If $m_n$ is this minimum number, I know that $m_n\ge \lceil (2n-1)/3\rceil$. To show this, let $m=m_n$ and consider a 'covering' of the board by $m$ broken queens. When $n>1$ it is clear that $m<n$. Hence there are at least $n-m$ rows and $n-m$ columns that do not have any broken queens in them. The $(n-m)^2$ cells in the intersections of these rows and columns need at least $2(n-m)-1$ broken queens to cover them. Therefore $m\ge 2(n-m)-1$ giving $m\ge (2n-1)/3$.

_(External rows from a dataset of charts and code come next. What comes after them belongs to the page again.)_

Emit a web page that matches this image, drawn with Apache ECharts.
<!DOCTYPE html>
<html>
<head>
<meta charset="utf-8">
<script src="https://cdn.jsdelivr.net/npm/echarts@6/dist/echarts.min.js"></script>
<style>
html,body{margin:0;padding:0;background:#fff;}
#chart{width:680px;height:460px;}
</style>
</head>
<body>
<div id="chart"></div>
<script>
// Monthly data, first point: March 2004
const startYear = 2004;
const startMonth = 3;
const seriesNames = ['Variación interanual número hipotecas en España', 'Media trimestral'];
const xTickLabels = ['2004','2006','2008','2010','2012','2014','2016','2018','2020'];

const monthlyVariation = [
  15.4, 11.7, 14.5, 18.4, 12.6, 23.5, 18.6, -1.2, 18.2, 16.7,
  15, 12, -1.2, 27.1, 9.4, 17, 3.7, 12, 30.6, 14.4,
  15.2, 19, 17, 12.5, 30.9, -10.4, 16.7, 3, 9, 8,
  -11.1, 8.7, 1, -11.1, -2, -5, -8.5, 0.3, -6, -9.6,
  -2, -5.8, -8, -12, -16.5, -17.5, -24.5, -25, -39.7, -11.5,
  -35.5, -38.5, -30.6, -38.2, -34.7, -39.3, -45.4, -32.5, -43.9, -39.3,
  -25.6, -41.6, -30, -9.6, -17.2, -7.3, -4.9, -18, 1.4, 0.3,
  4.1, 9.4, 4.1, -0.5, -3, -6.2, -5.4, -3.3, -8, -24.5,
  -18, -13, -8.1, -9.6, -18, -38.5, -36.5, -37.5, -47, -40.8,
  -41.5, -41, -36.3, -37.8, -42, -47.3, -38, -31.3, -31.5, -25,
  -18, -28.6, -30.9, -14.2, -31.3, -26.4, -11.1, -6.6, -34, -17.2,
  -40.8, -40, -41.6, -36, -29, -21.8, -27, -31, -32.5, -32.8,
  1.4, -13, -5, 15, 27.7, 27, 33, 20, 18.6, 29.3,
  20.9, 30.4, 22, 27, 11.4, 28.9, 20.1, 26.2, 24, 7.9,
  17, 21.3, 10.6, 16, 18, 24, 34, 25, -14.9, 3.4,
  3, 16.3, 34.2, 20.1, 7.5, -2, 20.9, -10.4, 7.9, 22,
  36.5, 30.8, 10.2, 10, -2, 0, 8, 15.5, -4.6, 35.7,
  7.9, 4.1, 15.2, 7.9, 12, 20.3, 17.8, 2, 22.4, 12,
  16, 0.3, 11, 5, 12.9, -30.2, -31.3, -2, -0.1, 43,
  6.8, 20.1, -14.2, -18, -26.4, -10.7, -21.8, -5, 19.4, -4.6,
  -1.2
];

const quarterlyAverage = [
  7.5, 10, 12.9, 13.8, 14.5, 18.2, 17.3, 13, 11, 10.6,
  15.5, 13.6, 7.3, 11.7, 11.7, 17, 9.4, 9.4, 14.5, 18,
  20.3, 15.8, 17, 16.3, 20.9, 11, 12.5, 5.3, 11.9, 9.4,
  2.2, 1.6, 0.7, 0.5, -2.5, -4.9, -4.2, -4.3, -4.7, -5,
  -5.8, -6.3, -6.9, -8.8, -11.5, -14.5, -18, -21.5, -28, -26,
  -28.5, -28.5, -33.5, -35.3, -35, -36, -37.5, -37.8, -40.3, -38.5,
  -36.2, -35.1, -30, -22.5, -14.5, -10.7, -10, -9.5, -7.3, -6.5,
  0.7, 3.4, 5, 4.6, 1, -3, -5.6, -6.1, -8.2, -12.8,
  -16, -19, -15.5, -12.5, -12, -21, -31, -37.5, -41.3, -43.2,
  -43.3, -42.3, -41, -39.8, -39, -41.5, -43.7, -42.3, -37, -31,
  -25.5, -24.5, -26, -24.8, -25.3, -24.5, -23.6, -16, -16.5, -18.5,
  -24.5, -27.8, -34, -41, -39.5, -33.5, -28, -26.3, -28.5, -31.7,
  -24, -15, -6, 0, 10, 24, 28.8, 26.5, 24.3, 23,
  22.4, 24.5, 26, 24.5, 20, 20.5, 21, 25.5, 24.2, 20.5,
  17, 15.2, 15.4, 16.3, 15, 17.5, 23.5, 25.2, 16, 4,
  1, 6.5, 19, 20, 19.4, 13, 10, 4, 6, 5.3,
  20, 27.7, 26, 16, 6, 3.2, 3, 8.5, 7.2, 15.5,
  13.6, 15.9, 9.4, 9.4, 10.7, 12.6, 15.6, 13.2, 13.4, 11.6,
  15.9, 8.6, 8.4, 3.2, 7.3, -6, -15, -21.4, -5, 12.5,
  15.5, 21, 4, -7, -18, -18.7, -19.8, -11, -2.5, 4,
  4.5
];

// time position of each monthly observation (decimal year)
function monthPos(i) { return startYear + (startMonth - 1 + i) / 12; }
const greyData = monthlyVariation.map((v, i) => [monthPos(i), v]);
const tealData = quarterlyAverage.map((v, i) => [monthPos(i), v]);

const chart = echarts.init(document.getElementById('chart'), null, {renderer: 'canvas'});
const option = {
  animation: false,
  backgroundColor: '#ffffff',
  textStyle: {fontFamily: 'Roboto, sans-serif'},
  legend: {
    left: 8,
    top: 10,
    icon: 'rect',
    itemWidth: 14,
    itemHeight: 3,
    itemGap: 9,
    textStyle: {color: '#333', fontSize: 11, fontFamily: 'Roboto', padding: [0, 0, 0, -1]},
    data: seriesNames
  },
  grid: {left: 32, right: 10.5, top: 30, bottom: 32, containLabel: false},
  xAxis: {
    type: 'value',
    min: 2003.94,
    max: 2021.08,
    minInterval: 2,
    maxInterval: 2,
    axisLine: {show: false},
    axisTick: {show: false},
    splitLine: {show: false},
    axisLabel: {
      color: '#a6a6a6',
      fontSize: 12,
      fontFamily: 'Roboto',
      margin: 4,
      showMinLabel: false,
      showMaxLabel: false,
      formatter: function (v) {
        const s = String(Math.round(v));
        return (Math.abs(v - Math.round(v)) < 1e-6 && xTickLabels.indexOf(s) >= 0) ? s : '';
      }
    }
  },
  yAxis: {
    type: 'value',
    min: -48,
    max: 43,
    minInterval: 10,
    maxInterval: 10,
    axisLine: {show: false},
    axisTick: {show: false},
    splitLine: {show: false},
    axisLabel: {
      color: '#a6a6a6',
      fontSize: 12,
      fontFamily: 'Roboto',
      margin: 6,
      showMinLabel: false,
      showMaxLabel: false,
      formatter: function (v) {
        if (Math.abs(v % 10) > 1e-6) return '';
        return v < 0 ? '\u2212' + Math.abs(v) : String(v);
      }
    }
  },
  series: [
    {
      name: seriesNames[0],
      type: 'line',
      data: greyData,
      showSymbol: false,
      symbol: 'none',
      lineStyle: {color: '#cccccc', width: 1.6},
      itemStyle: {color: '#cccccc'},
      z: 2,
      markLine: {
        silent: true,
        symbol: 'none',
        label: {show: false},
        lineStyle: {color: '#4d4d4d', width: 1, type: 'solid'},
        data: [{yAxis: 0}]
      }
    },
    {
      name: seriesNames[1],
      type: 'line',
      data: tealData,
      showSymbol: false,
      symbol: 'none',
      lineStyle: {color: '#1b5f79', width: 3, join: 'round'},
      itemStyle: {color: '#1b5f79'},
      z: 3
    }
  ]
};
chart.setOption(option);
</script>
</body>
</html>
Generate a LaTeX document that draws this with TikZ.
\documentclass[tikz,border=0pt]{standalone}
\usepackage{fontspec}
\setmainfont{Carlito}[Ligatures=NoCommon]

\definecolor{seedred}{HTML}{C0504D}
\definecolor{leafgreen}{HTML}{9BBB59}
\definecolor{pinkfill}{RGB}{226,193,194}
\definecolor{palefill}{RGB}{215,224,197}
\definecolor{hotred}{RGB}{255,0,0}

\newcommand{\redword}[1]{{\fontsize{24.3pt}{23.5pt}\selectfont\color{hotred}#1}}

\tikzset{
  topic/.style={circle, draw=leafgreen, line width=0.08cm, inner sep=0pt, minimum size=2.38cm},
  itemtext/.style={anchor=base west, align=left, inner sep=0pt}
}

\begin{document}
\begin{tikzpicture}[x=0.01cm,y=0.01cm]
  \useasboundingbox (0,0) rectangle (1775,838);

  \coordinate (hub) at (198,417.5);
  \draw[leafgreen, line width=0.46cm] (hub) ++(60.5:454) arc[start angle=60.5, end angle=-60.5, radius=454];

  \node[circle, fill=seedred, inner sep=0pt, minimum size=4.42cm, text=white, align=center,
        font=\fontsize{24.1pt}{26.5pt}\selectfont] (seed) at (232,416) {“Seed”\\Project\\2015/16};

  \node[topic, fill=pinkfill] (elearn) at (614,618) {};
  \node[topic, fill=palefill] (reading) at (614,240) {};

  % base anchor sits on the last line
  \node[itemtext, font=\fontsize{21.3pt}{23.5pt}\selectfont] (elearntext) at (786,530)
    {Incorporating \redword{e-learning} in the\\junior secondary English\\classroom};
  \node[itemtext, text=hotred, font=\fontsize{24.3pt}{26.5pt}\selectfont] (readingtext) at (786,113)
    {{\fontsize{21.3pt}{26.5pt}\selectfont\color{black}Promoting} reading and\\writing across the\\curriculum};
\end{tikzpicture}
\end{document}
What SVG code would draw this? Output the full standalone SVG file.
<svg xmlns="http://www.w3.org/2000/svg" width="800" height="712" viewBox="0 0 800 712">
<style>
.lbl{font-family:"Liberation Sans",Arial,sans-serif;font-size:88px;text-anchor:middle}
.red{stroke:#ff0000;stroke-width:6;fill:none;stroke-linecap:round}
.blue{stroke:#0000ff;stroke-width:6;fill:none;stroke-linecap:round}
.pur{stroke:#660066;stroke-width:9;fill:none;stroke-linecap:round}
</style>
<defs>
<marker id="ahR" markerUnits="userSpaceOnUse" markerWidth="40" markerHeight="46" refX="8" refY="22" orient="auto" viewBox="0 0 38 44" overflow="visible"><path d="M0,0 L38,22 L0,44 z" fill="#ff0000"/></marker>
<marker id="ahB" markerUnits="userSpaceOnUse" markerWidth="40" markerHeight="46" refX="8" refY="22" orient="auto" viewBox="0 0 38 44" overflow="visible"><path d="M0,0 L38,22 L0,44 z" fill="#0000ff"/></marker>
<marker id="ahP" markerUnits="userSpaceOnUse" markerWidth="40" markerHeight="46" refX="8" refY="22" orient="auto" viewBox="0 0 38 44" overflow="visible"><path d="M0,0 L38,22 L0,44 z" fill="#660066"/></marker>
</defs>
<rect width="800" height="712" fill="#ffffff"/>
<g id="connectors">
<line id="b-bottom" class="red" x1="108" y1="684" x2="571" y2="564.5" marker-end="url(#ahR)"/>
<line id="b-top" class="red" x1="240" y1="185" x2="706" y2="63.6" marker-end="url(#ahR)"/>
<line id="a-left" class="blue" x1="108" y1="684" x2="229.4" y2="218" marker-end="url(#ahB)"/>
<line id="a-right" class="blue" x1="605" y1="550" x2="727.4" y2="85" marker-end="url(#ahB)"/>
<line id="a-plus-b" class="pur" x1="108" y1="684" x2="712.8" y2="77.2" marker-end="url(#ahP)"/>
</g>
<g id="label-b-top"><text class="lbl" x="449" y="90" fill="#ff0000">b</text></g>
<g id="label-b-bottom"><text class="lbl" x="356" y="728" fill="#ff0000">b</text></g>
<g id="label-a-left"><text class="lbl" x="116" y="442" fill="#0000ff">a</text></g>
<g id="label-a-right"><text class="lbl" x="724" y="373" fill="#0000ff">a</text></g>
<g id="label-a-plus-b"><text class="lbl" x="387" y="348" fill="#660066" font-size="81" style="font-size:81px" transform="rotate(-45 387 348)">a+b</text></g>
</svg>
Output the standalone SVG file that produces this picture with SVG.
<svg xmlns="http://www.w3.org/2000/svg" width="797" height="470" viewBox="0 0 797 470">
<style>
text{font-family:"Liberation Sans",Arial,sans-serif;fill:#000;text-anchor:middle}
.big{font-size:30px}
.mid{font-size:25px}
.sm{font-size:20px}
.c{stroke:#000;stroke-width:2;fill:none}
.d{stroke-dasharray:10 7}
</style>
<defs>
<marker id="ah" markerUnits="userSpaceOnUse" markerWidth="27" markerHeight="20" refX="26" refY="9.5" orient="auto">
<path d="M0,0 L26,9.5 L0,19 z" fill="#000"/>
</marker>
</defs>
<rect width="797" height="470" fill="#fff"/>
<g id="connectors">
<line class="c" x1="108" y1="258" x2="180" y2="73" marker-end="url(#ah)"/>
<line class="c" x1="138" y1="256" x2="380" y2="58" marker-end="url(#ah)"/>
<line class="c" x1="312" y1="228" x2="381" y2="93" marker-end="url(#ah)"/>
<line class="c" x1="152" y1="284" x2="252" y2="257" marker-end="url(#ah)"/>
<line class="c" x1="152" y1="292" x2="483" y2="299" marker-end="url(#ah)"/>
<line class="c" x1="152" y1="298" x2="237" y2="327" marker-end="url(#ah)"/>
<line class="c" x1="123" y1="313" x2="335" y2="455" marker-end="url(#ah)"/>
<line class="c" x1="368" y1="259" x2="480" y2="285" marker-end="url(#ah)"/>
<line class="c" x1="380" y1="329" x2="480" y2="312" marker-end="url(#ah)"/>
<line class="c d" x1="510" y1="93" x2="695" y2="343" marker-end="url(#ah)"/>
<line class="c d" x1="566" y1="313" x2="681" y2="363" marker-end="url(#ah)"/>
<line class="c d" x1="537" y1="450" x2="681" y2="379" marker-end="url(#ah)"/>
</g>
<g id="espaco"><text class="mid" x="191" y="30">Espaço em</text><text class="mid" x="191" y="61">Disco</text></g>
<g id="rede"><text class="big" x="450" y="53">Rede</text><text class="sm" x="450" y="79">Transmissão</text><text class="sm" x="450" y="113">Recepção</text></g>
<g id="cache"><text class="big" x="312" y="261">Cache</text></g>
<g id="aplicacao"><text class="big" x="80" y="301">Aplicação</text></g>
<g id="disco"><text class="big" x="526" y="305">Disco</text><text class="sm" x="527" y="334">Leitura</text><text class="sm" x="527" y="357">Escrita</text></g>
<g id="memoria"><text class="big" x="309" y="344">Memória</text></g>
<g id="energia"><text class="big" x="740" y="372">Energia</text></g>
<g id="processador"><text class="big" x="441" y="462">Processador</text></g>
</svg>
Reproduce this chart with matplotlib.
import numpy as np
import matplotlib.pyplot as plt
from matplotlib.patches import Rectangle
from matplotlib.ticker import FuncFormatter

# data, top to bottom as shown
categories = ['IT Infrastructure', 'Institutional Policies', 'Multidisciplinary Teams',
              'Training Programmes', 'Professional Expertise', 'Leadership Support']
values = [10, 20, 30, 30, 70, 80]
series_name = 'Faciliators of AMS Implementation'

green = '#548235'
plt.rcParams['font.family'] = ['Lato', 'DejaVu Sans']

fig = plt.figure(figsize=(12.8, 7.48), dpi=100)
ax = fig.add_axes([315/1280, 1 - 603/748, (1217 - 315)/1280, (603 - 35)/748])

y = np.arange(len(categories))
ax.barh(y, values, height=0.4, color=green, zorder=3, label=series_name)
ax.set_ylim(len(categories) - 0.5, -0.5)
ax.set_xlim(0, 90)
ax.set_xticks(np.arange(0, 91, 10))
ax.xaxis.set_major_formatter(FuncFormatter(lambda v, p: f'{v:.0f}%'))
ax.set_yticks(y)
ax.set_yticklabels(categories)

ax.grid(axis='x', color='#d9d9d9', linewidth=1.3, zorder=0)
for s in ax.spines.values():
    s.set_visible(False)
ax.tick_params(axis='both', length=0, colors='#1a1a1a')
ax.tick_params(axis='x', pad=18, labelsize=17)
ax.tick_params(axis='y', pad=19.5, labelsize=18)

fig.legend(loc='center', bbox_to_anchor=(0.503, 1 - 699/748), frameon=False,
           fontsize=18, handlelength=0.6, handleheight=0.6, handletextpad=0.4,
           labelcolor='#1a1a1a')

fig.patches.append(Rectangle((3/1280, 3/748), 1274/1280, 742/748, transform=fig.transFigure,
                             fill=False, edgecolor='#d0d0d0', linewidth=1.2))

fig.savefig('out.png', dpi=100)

I have a hard time finding an example that requires exactly $m_n$ broken queens for an arbitrary $n$. But I think that $m_n$ is sharp. Btw if you know where this problem came from plz let me know. I believe it is a contest question. I was asked by a friend, but the friend doesnt know where the question came from. If the cells are labelled by $(i,j)$ where $i$ increases from $1$ to $n$ as we go east and $j$ increases from $1$ to $n$ as we go north, my guess is that we place $m_n$ broken queens at cells $(i,j)$ with $i+j=2,5,8,…, 3m_n-1$. I'm not sure if the locations can be random. If not, I don't see a pattern yet.
Best Answer
I just figured out. Put the $m_n$ broken queens on the cells $(i,j)$ where $i\le j\le i+1$ and $i+j=2, 5,8,...,3m_n-1$.